Time of Sitting one Minute



Artists have used mechanical means to ease the difficulties of accurate drawing long before the invention of photography. Eleven miniature silhouettes are just about to go on display at Temple Newsam, all painted by John Miers (1758-1821), one the most famous profilists of the 18th century. They are painted in watercolour on plaster and each one has a pasted advert on the back which reads:
Perfect Likenesses in miniature Profile taken by J.Miers LEEDS and reduced on a plan entirely new which preserves the most exact Symetry and animated expression of the Features much Superior to any other method. Time of sitting one Minute. NB He keeps the original Shades, and can supply those he has once taken with any number of Copies. Those who have shades by them may have them reduced to any size and dressed in the present Taste.
Orders at any Time addressed to him at Leeds in Yorkshire will be punctually dispatched.
Miers must have used some type of a camera obscura, which is basically a room sized pinhole camera: The sitter would sit in front of a strong light, the image projecting through a lens into a darkened room where the artist could trace the profile probably on paper against a movable screen of ground glass. This drawing would then be transferred to the plaster support.

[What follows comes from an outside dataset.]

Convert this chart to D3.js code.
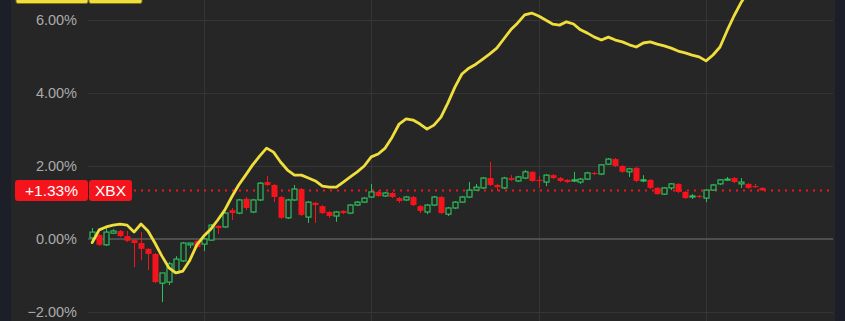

Under the microscope an indented line can actually be seen around each miniature profile head.
It would be great fun to try and reproduce his method, build a camera obscura and get people to have a go: Any volunteers ? Time of sitting only one minute!



Friday, 25 September 2009

The beast with five fingers


Dummy boards were painted images meant to be propped up in a room to make the occupants feel they were not alone. This one is probably of a female servant and came to us with the Roger Warner bequest. At some time before she was acquired for Temple Newsam she had lost a hand and it was replaced with this hideous attempt. We all know hands are tricky to draw, but you would have thought whoever did it might have made a bit more effort. The fingernails were very crudely drawn in pencil. Options for treatment were discussed with curatorial staff – it was felt that the sheer ugliness of the old retouching was obtrusive and should be removed and re-done. It is rare that this amount of anatomical reconstruction is required in the treatment of an oil painting – most inpainting is carried out on very tiny losses. I had been attending a evening class in life drawing which honed some skills in observational drawing which proved very useful. After careful cleaning, a more anatomically correct hand was painted in acrylic, and varnished. She is now on display in the House in one of the new refurbished rooms.




Monday, 21 September 2009

Sketch of Mok the gorilla

Inspired by Kitty's pencil drawing I've decided to post the one and only pencil sketch I know of in the natural science collection. This is an illustration of Mok - a gorilla who lived at London Zoo in the 1930s. His skeleton is in store at Leeds Museum Discovery Centre and his skin (mounted by a taxidermist) is on display at Leeds City Museum.

I like the connection this sketch gives us to Mok while he was alive: it's unusual to have an image of a living specimen from the collection. This particular drawing makes me wonder about his life in the zoo - is he bored, dreaming of Africa or just watching the world go by?

This was sketched by Stuart Tresilian, a regular visitor to London Zoo. He used its inhabitants as references for his drawings illustrating Rudyard Kipling's 'Animal Stories' and 'All the Mowgli Stories'.

LEEDM.C.2005.6


Monday, 14 September 2009

Bonfire night special


Well, someone has to start this off! While researching for Abbey House Museum's next exhibition ("Park Life" - opening January 2010), I came across the following wonderful drawing from our collection of advertising designs from Dickinson Display Ltd., Leeds. Dating from 1954 and advertising Youngman's Fish Restaurant, the image it shows of a boy lighting a firework behind a park bench would not be allowed by modern advertising standards! No regard for health and safety!!